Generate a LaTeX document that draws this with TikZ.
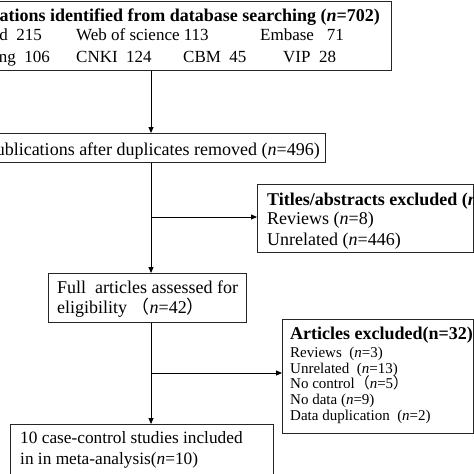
\documentclass[tikz,border=0pt]{standalone}
\usepackage{fontspec}
\setmainfont{Liberation Serif}
\newfontfamily\cjk{Noto Sans CJK SC}
\usetikzlibrary{arrows.meta}
\begin{document}
\begin{tikzpicture}[x=1pt,y=-1pt,
  box/.style={draw=black!85, line width=1.2pt, inner sep=0pt, anchor=north west},
  lbl/.style={inner sep=0pt, anchor=base west},
  big/.style={font=\fontsize{18pt}{21pt}\selectfont},
  fin/.style={font=\fontsize{17.3pt}{21pt}\selectfont},
  bigb/.style={font=\bfseries\fontsize{18pt}{21pt}\selectfont},
  mid/.style={font=\fontsize{17pt}{20pt}\selectfont},
  small/.style={font=\fontsize{15pt}{16pt}\selectfont},
  arr/.style={line width=0.9pt, -{Triangle[length=6pt,width=5pt]}}]
\useasboundingbox (0,0) rectangle (474,474);
\fill[white] (0,0) rectangle (474,474);
\begin{scope}
\clip (0,0) rectangle (474,474);
% boxes
\node[box, minimum width=411pt, minimum height=69pt] (b1) at (-20,1) {};
\node[box, minimum width=345pt, minimum height=29pt] (b2) at (-20,133) {};
\node[box, minimum width=216pt, minimum height=68pt] (tx) at (257,184) {};
\node[box, minimum width=198pt, minimum height=49pt] (b3) at (48,273) {};
\node[box, minimum width=191pt, minimum height=114pt] (ax) at (282,319) {};
\node[box, minimum width=263pt, minimum height=60pt] (b4) at (10,424) {};
% texts of the top box
\node[lbl, bigb, anchor=base east] (t1) at (380,21) {Publications identified from database searching (\textit{n}=702)};
\node[lbl, mid, anchor=base east] (t2a) at (42,40) {PubMed\ \ 215};
\node[lbl, mid] (t2b) at (76,40) {Web of science 113};
\node[lbl, mid] (t2c) at (260,40) {Embase\ \ \ 71};
\node[lbl, mid, anchor=base east] (t3a) at (50,62) {Wanfang\ \ 106};
\node[lbl, mid] (t3b) at (76,62) {CNKI\ \ 124};
\node[lbl, mid] (t3c) at (183,62) {CBM\ \ 45};
\node[lbl, mid] (t3d) at (283,62) {VIP\ \ 28};
% second box
\node[lbl, big, anchor=base east] (u1) at (320,155) {Publications after duplicates removed (\textit{n}=496)};
% titles excluded
\node[lbl, bigb] (v1) at (267,205) {Titles/abstracts excluded (\textit{n}=454)};
\node[lbl, big] (v2) at (267,224) {Reviews (\textit{n}=8)};
\node[lbl, big] (v3) at (267,245) {Unrelated (\textit{n}=446)};
% full articles
\node[lbl, big] (w1) at (57,293) {Full\ \ articles assessed for};
\node[lbl, big] (w2) at (57,313) {eligibility {\cjk （}\textit{n}=42{\cjk ）}};
% articles excluded
\node[lbl, bigb] (x1) at (290,339) {Articles excluded(n=32)};
\node[lbl, small] (x2) at (290,357) {Reviews\ \ (\textit{n}=3)};
\node[lbl, small] (x3) at (290,373) {Unrelated\ \ (\textit{n}=13)};
\node[lbl, small] (x4) at (290,388) {No control\smash{\cjk （}\textit{n}=5\smash{\cjk ）}};
\node[lbl, small] (x5) at (290,404) {No data (\textit{n}=9)};
\node[lbl, small] (x6) at (290,420) {Data duplication\ \ (\textit{n}=2)};
% final box
\node[lbl, fin] (y1) at (20,443) {10 case-control studies included};
\node[lbl, fin] (y2) at (20,464) {in in meta-analysis(\textit{n}=10)};
% connectors
\coordinate (trunk) at (151,0);
\coordinate (j1) at (151,217);
\coordinate (j2) at (151,373);
\draw[arr] (b1.south -| trunk) -- (b2.north -| trunk);
\draw[arr] (b2.south -| trunk) -- (b3.north -| trunk);
\draw[arr] (j1) -- (tx.west |- j1);
\draw[arr] (b3.south -| trunk) -- (b4.north -| trunk);
\draw[arr] (j2) -- (ax.west |- j2);
\end{scope}
\end{tikzpicture}
\end{document}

**********

# What to do
Exclude the pictures, and transcribe all of the material exactly.

# The reply
Generate a LaTeX document that draws this with TikZ.
\documentclass[tikz,border=0pt]{standalone}
\usepackage{fontspec}
\setmainfont{Liberation Serif}
\newfontfamily\cjk{Noto Sans CJK SC}
\usetikzlibrary{arrows.meta}
\begin{document}
\begin{tikzpicture}[x=1pt,y=-1pt,
  box/.style={draw=black!85, line width=1.2pt, inner sep=0pt, anchor=north west},
  lbl/.style={inner sep=0pt, anchor=base west},
  big/.style={font=\fontsize{18pt}{21pt}\selectfont},
  fin/.style={font=\fontsize{17.3pt}{21pt}\selectfont},
  bigb/.style={font=\bfseries\fontsize{18pt}{21pt}\selectfont},
  mid/.style={font=\fontsize{17pt}{20pt}\selectfont},
  small/.style={font=\fontsize{15pt}{16pt}\selectfont},
  arr/.style={line width=0.9pt, -{Triangle[length=6pt,width=5pt]}}]
\useasboundingbox (0,0) rectangle (474,474);
\fill[white] (0,0) rectangle (474,474);
\begin{scope}
\clip (0,0) rectangle (474,474);
% boxes
\node[box, minimum width=411pt, minimum height=69pt] (b1) at (-20,1) {};
\node[box, minimum width=345pt, minimum height=29pt] (b2) at (-20,133) {};
\node[box, minimum width=216pt, minimum height=68pt] (tx) at (257,184) {};
\node[box, minimum width=198pt, minimum height=49pt] (b3) at (48,273) {};
\node[box, minimum width=191pt, minimum height=114pt] (ax) at (282,319) {};
\node[box, minimum width=263pt, minimum height=60pt] (b4) at (10,424) {};
% texts of the top box
\node[lbl, bigb, anchor=base east] (t1) at (380,21) {Publications identified from database searching (\textit{n}=702)};
\node[lbl, mid, anchor=base east] (t2a) at (42,40) {PubMed\ \ 215};
\node[lbl, mid] (t2b) at (76,40) {Web of science 113};
\node[lbl, mid] (t2c) at (260,40) {Embase\ \ \ 71};
\node[lbl, mid, anchor=base east] (t3a) at (50,62) {Wanfang\ \ 106};
\node[lbl, mid] (t3b) at (76,62) {CNKI\ \ 124};
\node[lbl, mid] (t3c) at (183,62) {CBM\ \ 45};
\node[lbl, mid] (t3d) at (283,62) {VIP\ \ 28};
% second box
\node[lbl, big, anchor=base east] (u1) at (320,155) {Publications after duplicates removed (\textit{n}=496)};
% titles excluded
\node[lbl, bigb] (v1) at (267,205) {Titles/abstracts excluded (\textit{n}=454)};
\node[lbl, big] (v2) at (267,224) {Reviews (\textit{n}=8)};
\node[lbl, big] (v3) at (267,245) {Unrelated (\textit{n}=446)};
% full articles
\node[lbl, big] (w1) at (57,293) {Full\ \ articles assessed for};
\node[lbl, big] (w2) at (57,313) {eligibility {\cjk （}\textit{n}=42{\cjk ）}};
% articles excluded
\node[lbl, bigb] (x1) at (290,339) {Articles excluded(n=32)};
\node[lbl, small] (x2) at (290,357) {Reviews\ \ (\textit{n}=3)};
\node[lbl, small] (x3) at (290,373) {Unrelated\ \ (\textit{n}=13)};
\node[lbl, small] (x4) at (290,388) {No control\smash{\cjk （}\textit{n}=5\smash{\cjk ）}};
\node[lbl, small] (x5) at (290,404) {No data (\textit{n}=9)};
\node[lbl, small] (x6) at (290,420) {Data duplication\ \ (\textit{n}=2)};
% final box
\node[lbl, fin] (y1) at (20,443) {10 case-control studies included};
\node[lbl, fin] (y2) at (20,464) {in in meta-analysis(\textit{n}=10)};
% connectors
\coordinate (trunk) at (151,0);
\coordinate (j1) at (151,217);
\coordinate (j2) at (151,373);
\draw[arr] (b1.south -| trunk) -- (b2.north -| trunk);
\draw[arr] (b2.south -| trunk) -- (b3.north -| trunk);
\draw[arr] (j1) -- (tx.west |- j1);
\draw[arr] (b3.south -| trunk) -- (b4.north -| trunk);
\draw[arr] (j2) -- (ax.west |- j2);
\end{scope}
\end{tikzpicture}
\end{document}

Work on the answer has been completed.